Vikram Seth urges his readers in his A Word of Thanks poem at the beginning of the book:
Buy me before good sense insists
You'll strain your purse and strain your wrists.

If I was ever told that I was going to be marooned on a desert island and could only take then books with me, for sure this would be one. Even if it weighed more than everything else in my luggage combined.

I read the book in a week when I had shingles and I was so totally engrossed that I couldn't bear to come back to the "real world".

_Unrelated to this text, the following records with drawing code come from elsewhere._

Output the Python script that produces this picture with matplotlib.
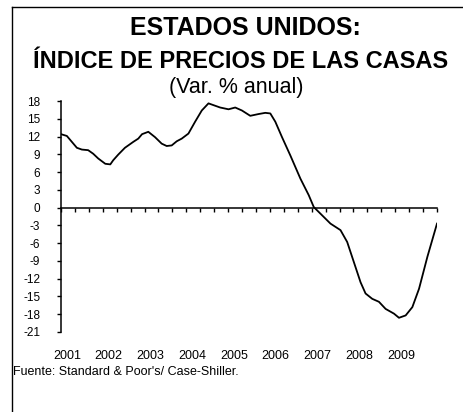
import numpy as np
import matplotlib
matplotlib.use("Agg")
import matplotlib.pyplot as plt
from matplotlib.lines import Line2D
from matplotlib.transforms import blended_transform_factory

plt.rcParams["font.family"] = ["Liberation Sans", "DejaVu Sans"]

# curve: (years since Jan 2001, annual % change)
t_years = [0.00, 0.14, 0.26, 0.38, 0.50, 0.65, 0.77, 0.89, 1.06, 1.18, 1.25, 1.37,
           1.53, 1.73, 1.85, 1.94, 2.09, 2.25, 2.41, 2.53, 2.65, 2.77, 2.89, 3.05,
           3.21, 3.37, 3.53, 3.65, 3.81, 4.01, 4.17, 4.33, 4.53, 4.73, 4.89, 5.01,
           5.13, 5.29, 5.49, 5.73, 5.93, 6.05, 6.25, 6.45, 6.69, 6.85, 7.01, 7.17,
           7.29, 7.45, 7.61, 7.77, 7.97, 8.09, 8.25, 8.41, 8.57, 8.77, 9.00]
var_anual = [12.4, 12.1, 11.1, 10.1, 9.8, 9.7, 9.1, 8.3, 7.4, 7.3, 8.0, 8.95,
             10.1, 11.1, 11.65, 12.4, 12.8, 11.9, 10.8, 10.4, 10.5, 11.2, 11.65, 12.5,
             14.5, 16.4, 17.6, 17.3, 16.9, 16.6, 16.9, 16.4, 15.5, 15.8, 16.0, 15.9,
             14.5, 11.9, 8.8, 4.9, 2.1, 0.1, -1.3, -2.7, -3.8, -5.8, -9.2, -12.6,
             -14.5, -15.4, -15.9, -17.1, -17.9, -18.6, -18.2, -16.8, -13.7, -8.3, -2.7]
years = ["2001", "2002", "2003", "2004", "2005", "2006", "2007", "2008", "2009"]
y_ticks = [18, 15, 12, 9, 6, 3, 0, -3, -6, -9, -12, -15, -18, -21]

W, H = 463, 412
fig = plt.figure(figsize=(W / 100, H / 100), dpi=100)
ax = fig.add_axes([61 / W, 1 - 332 / H, (437 - 61) / W, (332 - 101) / H])

x = 2001 + np.asarray(t_years)
ax.plot(x, var_anual, color="black", lw=1.3)

ax.set_xlim(2001, 2010)
ax.set_ylim(-21, 18)
ax.set_yticks(y_ticks)
ax.set_yticklabels([str(v) for v in y_ticks], fontsize=8.5)
ax.tick_params(axis="y", direction="out", length=3, width=1, pad=12)

# zero line carries the 4-month tick marks
ax.spines["bottom"].set_position(("data", 0))
ax.set_xticks(np.arange(2001, 2010.01, 1 / 3))
ax.set_xticklabels([])
ax.tick_params(axis="x", direction="out", length=3, width=1)
for s in ("top", "right"):
    ax.spines[s].set_visible(False)
for s in ("left", "bottom"):
    ax.spines[s].set_linewidth(1.1)

# year labels sit below the plot area
tr = blended_transform_factory(ax.transData, fig.transFigure)
for i, yr in enumerate(years):
    ax.text(2001.14 + i, 1 - 356 / H, yr, transform=tr, ha="center", va="center",
            fontsize=9)

fig.text(245 / W, 1 - 28 / H, "ESTADOS UNIDOS:", ha="center", va="center",
         fontsize=18, fontweight="bold")
fig.text(241 / W, 1 - 62 / H, "ÍNDICE DE PRECIOS DE LAS CASAS", ha="center",
         va="center", fontsize=17, fontweight="bold")
fig.text(236 / W, 1 - 88 / H, "(Var. % anual)", ha="center", va="center", fontsize=15.5)
fig.text(13 / W, 1 - 372 / H, "Fuente: Standard & Poor's/ Case-Shiller.", ha="left",
         va="center", fontsize=9)

# frame: left and top borders only
fig.add_artist(Line2D([11.5 / W, 11.5 / W], [0, 1 - 7 / H], color="black", lw=1,
                      transform=fig.transFigure))
fig.add_artist(Line2D([11.5 / W, 1], [1 - 7 / H, 1 - 7 / H], color="black", lw=1,
                      transform=fig.transFigure))

fig.savefig("out.png", dpi=100)
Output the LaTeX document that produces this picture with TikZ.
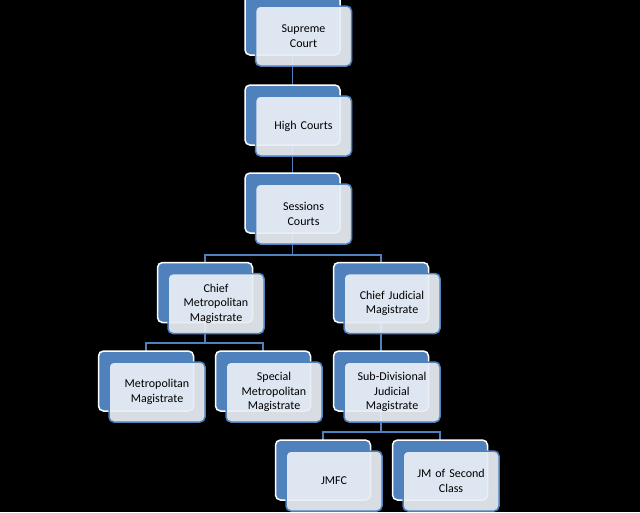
\documentclass[tikz,border=0pt]{standalone}
\usepackage{fontspec}
\setmainfont{Carlito}
\definecolor{bl}{HTML}{4F81BD}
\definecolor{fr}{HTML}{E9EEF6}
\begin{document}
\begin{tikzpicture}[x=1pt,y=-1pt,
  backbox/.style={draw=white,line width=1.5pt,fill=bl,rounded corners=5pt,minimum width=95pt,minimum height=60pt,inner sep=0pt},
  frontbox/.style={draw=bl,line width=1.5pt,fill=fr,fill opacity=0.93,text opacity=1,rounded corners=5pt,minimum width=96pt,minimum height=60pt,align=center,font=\fontsize{12}{14.5}\selectfont,text width=88pt},
  conn/.style={draw=bl,line width=1.5pt}]
\fill[black] (0,0) rectangle (640,512);
\useasboundingbox (0,0) rectangle (640,512);
\def\unit#1#2#3#4{%
  \node[backbox] (#1B) at (#2,#3) {};
  \node[frontbox] (#1F) at (#2+11,#3+11) {#4};}
% connectors (behind)
\coordinate (sc) at (292.5,25); \coordinate (hc) at (292.5,115); \coordinate (ss) at (292.5,203);
\coordinate (cm) at (205,292.5); \coordinate (cj) at (381,292.5);
\coordinate (mm) at (146,381); \coordinate (sm) at (263,381); \coordinate (sd) at (381,381);
\coordinate (jf) at (323,470); \coordinate (j2) at (440,470);
\draw[conn] (sc) -- (hc) -- (ss);
\draw[conn] (ss) -- (ss |- 0,255) -| (cm);
\draw[conn] (ss |- 0,255) -| (cj);
\draw[conn] (cm) -- (cm |- 0,343) -| (mm);
\draw[conn] (cm |- 0,343) -| (sm);
\draw[conn] (cj) -- (sd) -- (sd |- 0,432) -| (jf);
\draw[conn] (sd |- 0,432) -| (j2);
\unit{sup}{292.5}{25}{Supreme\\Court}
\unit{hig}{292.5}{115}{High Courts}
\unit{ses}{292.5}{203}{Sessions\\Courts}
\unit{cmm}{205}{292.5}{Chief\\Metropolitan\\Magistrate}
\unit{cjm}{381}{292.5}{Chief Judicial\\Magistrate}
\unit{met}{146}{381}{Metropolitan\\Magistrate}
\unit{spe}{263}{381}{Special\\Metropolitan\\Magistrate}
\unit{sub}{381}{381}{Sub-Divisional\\Judicial\\Magistrate}
\unit{jmf}{323}{470}{JMFC}
\unit{jms}{440}{470}{JM of Second\\Class}
\end{tikzpicture}
\end{document}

Of course, the question that keeps the pages turning is who will Lata marry in the end? Will her head or her heart govern her choice? I'm a romantic and wanted the former, my colleagues all argued that it should be the latter because Lata is Asian, and therefore pragmatic, after all. Of course Seth (the rascal!), keeps us guessing right to the end.

And I was open-mouthed in awe at the way that Seth juggles a cast of characters larger than I'd ever have thought possible (there's someone new on almost every page!) embracing a huge sweep of society. I felt as if I had been in India for that week.

The book is way too short. Perhaps that sequel is called for!